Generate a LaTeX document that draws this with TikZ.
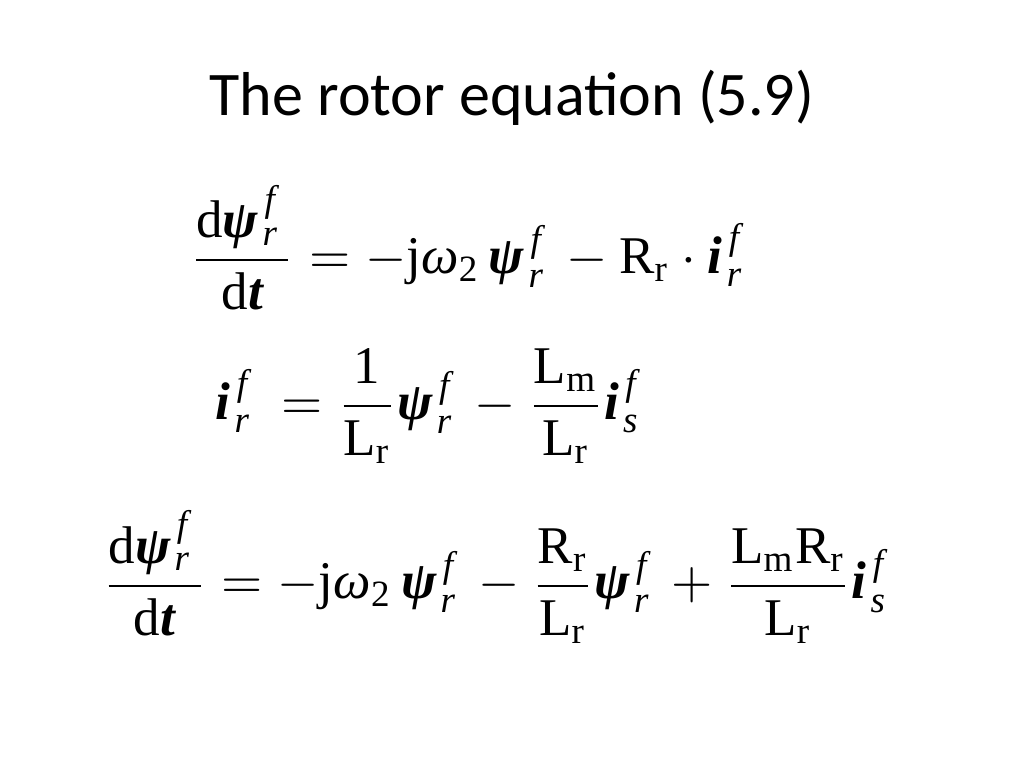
\documentclass[tikz,border=0pt]{standalone}
\usepackage{amsmath}
\usepackage{fontspec}
\newfontfamily\tm{Liberation Serif}
\newfontfamily\titlefont{Carlito}
\newcommand\tbf[1]{\text{\tm\bfseries\itshape #1}}
\newcommand\tit[1]{\text{\tm\itshape #1}}
\newcommand\trm[1]{\text{\tm #1}}
\newcommand\bpsi{\tbf{ψ}}
\newcommand\bii{\tbf{i}}
\newcommand\ps[1]{{\bpsi}_{\kern0.8pt\tit{#1}}^{\kern1.2pt\tit{f}}\,}
\newcommand\ii[1]{{\bii}_{\kern0.8pt\tit{#1}}^{\kern1.2pt\tit{f}}}
\tikzset{eq/.style={inner sep=0pt,scale=5.3}}
\begin{document}
\begin{tikzpicture}[x=1pt,y=-1pt]
\useasboundingbox (0,0) rectangle (1024,768);
\node[inner sep=0pt] (title) at (512,98) {\fontsize{62}{70}\selectfont\titlefont The rotor equation (5.9)};
\node[eq] (e1) at (467,248) {$\displaystyle\frac{\trm{d}\ps{r}}{\trm{d}\tbf{t}}=-\trm{j}\tit{ω}_{\trm{2}}\,\ps{r}-\trm{R}_{\trm{r}}\cdot\ii{r}$};
\node[eq] (e2) at (428,406) {$\displaystyle\ii{r}\;=\frac{\trm{1}}{\trm{L}_{\trm{r}}}\ps{r}-\frac{\trm{L}_{\trm{m}}}{\trm{L}_{\trm{r}}}\ii{s}$};
\node[eq] (e3) at (495,577) {$\displaystyle\frac{\trm{d}\ps{r}}{\trm{d}\tbf{t}}=-\trm{j}\tit{ω}_{\trm{2}}\,\ps{r}-\frac{\trm{R}_{\trm{r}}}{\trm{L}_{\trm{r}}}\ps{r}+\frac{\trm{L}_{\trm{m}}\trm{R}_{\trm{r}}}{\trm{L}_{\trm{r}}}\ii{s}$};
\end{tikzpicture}
\end{document}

══════════════════════════════

Omit the pictures, then output the rest of the listing exactly.

Generate a LaTeX document that draws this with TikZ.
\documentclass[tikz,border=0pt]{standalone}
\usepackage{amsmath}
\usepackage{fontspec}
\newfontfamily\tm{Liberation Serif}
\newfontfamily\titlefont{Carlito}
\newcommand\tbf[1]{\text{\tm\bfseries\itshape #1}}
\newcommand\tit[1]{\text{\tm\itshape #1}}
\newcommand\trm[1]{\text{\tm #1}}
\newcommand\bpsi{\tbf{ψ}}
\newcommand\bii{\tbf{i}}
\newcommand\ps[1]{{\bpsi}_{\kern0.8pt\tit{#1}}^{\kern1.2pt\tit{f}}\,}
\newcommand\ii[1]{{\bii}_{\kern0.8pt\tit{#1}}^{\kern1.2pt\tit{f}}}
\tikzset{eq/.style={inner sep=0pt,scale=5.3}}
\begin{document}
\begin{tikzpicture}[x=1pt,y=-1pt]
\useasboundingbox (0,0) rectangle (1024,768);
\node[inner sep=0pt] (title) at (512,98) {\fontsize{62}{70}\selectfont\titlefont The rotor equation (5.9)};
\node[eq] (e1) at (467,248) {$\displaystyle\frac{\trm{d}\ps{r}}{\trm{d}\tbf{t}}=-\trm{j}\tit{ω}_{\trm{2}}\,\ps{r}-\trm{R}_{\trm{r}}\cdot\ii{r}$};
\node[eq] (e2) at (428,406) {$\displaystyle\ii{r}\;=\frac{\trm{1}}{\trm{L}_{\trm{r}}}\ps{r}-\frac{\trm{L}_{\trm{m}}}{\trm{L}_{\trm{r}}}\ii{s}$};
\node[eq] (e3) at (495,577) {$\displaystyle\frac{\trm{d}\ps{r}}{\trm{d}\tbf{t}}=-\trm{j}\tit{ω}_{\trm{2}}\,\ps{r}-\frac{\trm{R}_{\trm{r}}}{\trm{L}_{\trm{r}}}\ps{r}+\frac{\trm{L}_{\trm{m}}\trm{R}_{\trm{r}}}{\trm{L}_{\trm{r}}}\ii{s}$};
\end{tikzpicture}
\end{document}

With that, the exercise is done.